We built a shed, hoping to keep our tools from being stolen. A porcupine ate it.
I am not kidding it seems they like the salts in the plywood. My brother was sleeping in the shed one weekend after the stove got stolen (the shed was warmer), and woke up to a porcupine sniffing his face he moved. Quickly. To Alabama. A week later, all of our tools were stolen.
So, we thought, enough. We have got to get this done or forget it.
We planned it out. I twisted arms, flew my brother back from Alabama, enlisted my cousins and nephews, and ordered materials. We sent an advance party to get everything up on the mountain, for when the crew arrived. We arranged air tools, generators, everything.
And in one short weekend, we built a house. Complete with a new, cheap woodstove that the porcupines did not eat (it was in the shed), and was too heavy for anybody to steal. Our last project was to carry that stove into the basement and hook it up. It took six of us to carry it in from the now-very-drafty shed.
As a finale, we fired up the stove. This one, like the first, was in the basement with pipes up through the house and roof. Heat the bottom, the next floor will be warm, too.
I wadded up some paper, tossed it in, a chucked a match. Slammed the door.
Stove got hot so far, so good. We checked the chimney pipes no leaks.
Now, picture this. The basement of this cabin, newly-built, is full of tar for the roof, extra shingles, left-over lumber, a chord of wood we have stacked up for the next snow, gas for the generator, and other flammables. Notice that I have not mentioned a well? We have yet to drill one we have maybe 4 gallons of water on hand. The cabin above is made entirely of you guessed it very dry wood.
My brother says, "Let's fire this sucker up, and see what happens!" So he opens the stove to throw in some wood.
And three flaming mice jump out, running for cover.
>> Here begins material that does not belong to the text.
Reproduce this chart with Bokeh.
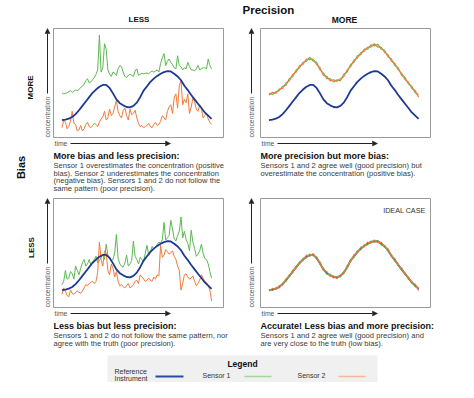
import math
from bokeh.plotting import figure
from bokeh.models import Range1d, Label, Arrow, NormalHead, BoxAnnotation
from bokeh.embed import file_html
from bokeh.resources import INLINE

# ---------------- data ----------------
TIME = list(range(5, 94, 2))      # 45 time steps (smooth series)
TIME_FINE = list(range(5, 94))    # 89 time steps (noisy series)

REF = [16.0, 16.5, 17.3, 18.8, 21.5, 25.0, 29.0, 33.0, 37.0, 41.0, 44.0, 46.5, 48.2, 48.3, 45.5,
       40.5, 35.0, 31.5, 29.5, 28.0, 27.7, 29.0, 32.0, 37.0, 43.0, 47.0, 51.0, 54.0, 56.5, 58.5,
       60.0, 60.8, 60.6, 58.5, 56.0, 52.5, 47.5, 43.5, 39.0, 35.0, 31.0, 27.0, 23.0, 20.0, 17.0]

# more bias, less precision (fine time grid)
S1_MB_LP = [41, 40, 40.5, 41, 42, 43, 41.5, 42.5, 43.5, 43,
            44, 46, 47, 49, 52, 54, 50, 51, 53, 55,
            58, 62, 94, 60, 64, 86, 81, 62, 58, 56,
            60, 59, 57, 63, 66, 65, 60, 56, 55, 57,
            58, 57, 56, 61, 63, 57, 58, 59, 58.5, 59,
            59, 58.5, 60, 61, 60, 61, 62, 60, 68, 73,
            77, 66, 70, 72, 69, 67, 64, 63, 75, 66,
            65, 62, 64, 63, 69, 65, 62, 62, 61, 63,
            66, 62, 63, 64, 64, 63, 72, 66, 63]
S2_MB_LP = [9, 16, 14, 8, 10, 15, 24, 13, 12, 6,
            7, 11, 6, 8, 12, 14, 10, 9, 11, 13,
            12, 10, 14, 17, 19, 24, 16, 18, 26, 20,
            22, 28, 34, 24, 20, 18, 25, 27, 20, 16,
            26, 21, 22, 25, 18, 13, 10, 11, 9, 10,
            11, 13, 10, 9, 12, 14, 11, 12, 15, 20,
            18, 16, 24, 28, 30, 22, 37, 40, 27, 48,
            52, 30, 35, 32, 40, 22, 28, 36, 33, 26,
            24, 30, 27, 18, 20, 22, 17, 14, 12]

# more bias, more precision
S1_MB_MP = [40.5, 39.5, 42, 43, 47, 48, 54, 56, 62, 64, 69, 70, 73.5, 70, 69,
            62, 59, 54, 54, 51, 53, 52, 58, 60, 67, 69, 75, 76, 81, 81,
            85, 84, 85.5, 81, 80, 74, 72, 66, 64, 57, 55, 49, 47, 41, 39]
S2_MB_MP = [39, 41.5, 40.5, 44.5, 45, 50, 52, 58, 60, 66, 67, 72, 71.5, 72, 67,
            64, 57, 56, 52, 53, 51.5, 54, 56, 62, 65, 71, 73, 78, 79, 83,
            83, 86, 83, 83, 78, 76, 70, 68, 62, 59, 53, 51, 45, 43, 37]

# less bias, less precision (fine time grid)
S1_LB_LP = [21, 24, 34, 26, 27, 33, 31, 26, 38, 34,
            30, 36, 41, 44, 38, 40, 44, 39, 42, 44,
            47, 41, 43, 46, 49, 44, 58, 48, 46, 43,
            44, 50, 67, 45, 40, 38, 37, 41, 48, 38,
            40, 43, 61, 47, 44, 40, 46, 44, 42, 50,
            57, 48, 51, 56, 54, 55, 58, 60, 59, 62,
            78, 62, 64, 66, 80, 72, 63, 61, 66, 70,
            83, 64, 70, 62, 59, 52, 71, 60, 54, 47,
            49, 52, 58, 50, 45, 44, 40, 33, 27]
S2_LB_LP = [12, 18, 15, 11, 10, 16, 13, 12, 14, 15,
            14, 13, 15, 18, 21, 20, 22, 23, 24, 22,
            24, 32, 60, 44, 38, 52, 50, 34, 30, 40,
            36, 28, 33, 24, 20, 21, 19, 18, 20, 22,
            18, 19, 21, 24, 25, 22, 30, 28, 26, 24,
            25, 27, 25, 24, 28, 26, 30, 29, 57, 46,
            48, 53, 51, 49, 50, 52, 47, 44, 38, 34,
            16, 22, 30, 31, 28, 26, 27, 29, 24, 20,
            22, 25, 30, 27, 24, 23, 20, 16, 6]

# less bias, more precision (ideal)
S1_LB_MP = [16.5, 15.5, 18, 18, 22.5, 24, 30, 32, 38, 40, 45, 45.5, 49, 47.5, 46.5,
            39.5, 36, 30.5, 30.5, 27, 28.5, 28, 33, 36, 44, 46, 52, 53, 57.5, 57.5,
            61, 60, 61.5, 57.5, 57, 51.5, 48.5, 42.5, 40, 34, 32, 26, 24, 19, 18]
S2_LB_MP = [15, 17.5, 16.5, 20, 20.5, 26.5, 28, 34.5, 36, 42, 43, 48, 47, 49.5, 44,
            42, 34, 33, 28.5, 29, 26.5, 30, 31, 38.5, 42, 48.5, 50, 55.5, 55.5, 60,
            59, 62, 59.5, 60, 55, 54, 46.5, 45, 38, 36.5, 30, 28, 22, 21.5, 15.5]

TITLE = "Precision"
COL_LABELS = ["LESS", "MORE"]
ROW_LABELS = ["MORE", "LESS"]
ROW_TITLE = "Bias"
BLOCKS = [
    ("More bias and less precision:",
     ["Sensor 1 overestimates the concentration (positive",
      "bias). Sensor 2 underestimates the concentration",
      "(negative bias). Sensors 1 and 2 do not follow the",
      "same pattern (poor precision)."]),
    ("More precision but more bias:",
     ["Sensors 1 and 2 agree well (good precision) but",
      "overestimate the concentration (positive bias)."]),
    ("Less bias but less precision:",
     ["Sensors 1 and 2 do not follow the same pattern, nor",
      "agree with the truth (poor precision)."]),
    ("Accurate! Less bias and more precision:",
     ["Sensors 1 and 2 agree well (good precision) and",
      "are very close to the truth (low bias)."]),
]
SENSORS = [(TIME_FINE, S1_MB_LP, S2_MB_LP), (TIME, S1_MB_MP, S2_MB_MP),
           (TIME_FINE, S1_LB_LP, S2_LB_LP), (TIME, S1_LB_MP, S2_LB_MP)]
LEGEND_TITLE = "Legend"
LEGEND_LABELS = ["Reference\nInstrument", "Sensor 1", "Sensor 2"]

# ---------------- styling / layout ----------------
W, H = 458, 382
FONT = "Liberation Sans"
BLUE, GREEN, ORANGE = "#1c3a92", "#5cb852", "#f27a3a"
LEG_COLORS = ["#2b4a9c", "#a3d69c", "#f5b797"]
# panel frames in canvas pixels: (left, right, top, bottom)
PANELS = [(53, 223, 28, 137), (260, 430, 28, 137), (53, 223, 198, 307), (260, 430, 198, 307)]
YARROW_OFF = [6, 9, 6, 9]
BLUE_ON_TOP = [True, False, True, False]
SENSOR_WIDTH = [1, 1.2, 1, 1.2]

p = figure(width=W, height=H, x_range=Range1d(0, W), y_range=Range1d(H, 0),
           output_backend="svg", toolbar_location=None,
           x_axis_type=None, y_axis_type=None, min_border=0,
           outline_line_color=None)
p.background_fill_color = "white"
p.border_fill_color = "white"

xr, yr = {}, {}
for i, (L, R, T, B) in enumerate(PANELS):
    sx = (R - L) / 100.0
    sy = (B - T) / 100.0
    xr["px%d" % i] = Range1d(-L / sx, (W - L) / sx)
    yr["py%d" % i] = Range1d(-(H - B) / sy, 100 + T / sy)
p.extra_x_ranges = xr
p.extra_y_ranges = yr


def lab(x, y, text, size, bold=False, color="#111111", align="left", angle=0.0):
    p.add_layout(Label(x=x, y=y, text=text, text_font=FONT, text_font_size=size,
                       text_font_style="bold" if bold else "normal", text_color=color,
                       text_align=align, text_baseline="middle", angle=angle))


def arrow(x0, y0, x1, y1):
    p.add_layout(Arrow(end=NormalHead(size=5, fill_color="#222222", line_color="#222222", line_width=0.5),
                       x_start=x0, y_start=y0, x_end=x1, y_end=y1,
                       line_color="#222222", line_width=1))


# legend background (under everything)
p.add_layout(BoxAnnotation(left=107, right=377, top=355, bottom=382, level="underlay",
                           fill_color="#f0f0f0", fill_alpha=1, line_color=None))

for i, (L, R, T, B) in enumerate(PANELS):
    kw = dict(x_range_name="px%d" % i, y_range_name="py%d" % i)
    p.quad(left=[0], right=[100], bottom=[0], top=[100], fill_color=None,
           line_color="#9a9a9a", line_width=1, **kw)
    ts, s1, s2 = SENSORS[i]
    if not BLUE_ON_TOP[i]:
        p.line(TIME, REF, line_color=BLUE, line_width=1.8, **kw)
    p.line(ts, s1, line_color=GREEN, line_width=SENSOR_WIDTH[i], **kw)
    p.line(ts, s2, line_color=ORANGE, line_width=SENSOR_WIDTH[i], **kw)
    if BLUE_ON_TOP[i]:
        p.line(TIME, REF, line_color=BLUE, line_width=1.8, **kw)

    # axis decorations
    ax = L - YARROW_OFF[i]
    lab(ax, B, "concentration", "6.8px", color="#555555", angle=math.pi / 2)
    arrow(ax, B - 44, ax, T)
    lab(L + 1, B + 6, "time", "6.8px", color="#555555")
    arrow(L + 17, B + 6, L + 117, B + 6)

    # description
    title, lines = BLOCKS[i]
    lab(L, B + 18, title, "9px", bold=True, color="#111111")
    for j, t in enumerate(lines):
        lab(L, B + 28 + 7.6 * j, t, "7.6px", color="#3a3a3a")

lab(PANELS[3][1] - 5, PANELS[3][2] + 12, "IDEAL CASE", "7.2px", color="#333333", align="right")

# headers
lab(242, 9.5, TITLE, "11.5px", bold=True)
lab(138.5, 19, COL_LABELS[0], "8px", bold=True, align="center")
lab(344, 19, COL_LABELS[1], "8.5px", bold=True, align="center")
lab(20, 167, ROW_TITLE, "11px", bold=True, angle=math.pi / 2, align="center")
lab(30, 87, ROW_LABELS[0], "8px", bold=True, angle=math.pi / 2, align="center")
lab(30.5, 247, ROW_LABELS[1], "8px", bold=True, angle=math.pi / 2, align="center")

# legend
lab(242, 363.5, LEGEND_TITLE, "8.5px", bold=True, align="center")
ref1, ref2 = LEGEND_LABELS[0].split("\n")
lab(114, 370.5, ref1, "7px", color="#333333")
lab(114, 378, ref2, "7px", color="#333333")
lab(202, 375, LEGEND_LABELS[1], "7px", color="#333333")
lab(297, 375, LEGEND_LABELS[2], "7px", color="#333333")
for (xa, xb), c, lw in zip([(155, 183), (244, 271), (338, 365)], LEG_COLORS, [2, 1.5, 1.5]):
    p.line([xa, xb], [376, 376], line_color=c, line_width=lw)

open("out.html", "w").write(file_html(p, INLINE))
Now, I feel for the mice really, I felt sorry for them. But consider our situation flammable house, years of effort, filled with explosives, no water in sight. Heck, no water within miles.
Ever seen six guys try to stamp out a flaming mouse?
I thought it was six flamers trying to out mice?
Damn Moose will still anything.
LOL. Shaddup.
Not that there's anything wrong with that!
Thank you for that image; I am going to be sick, now.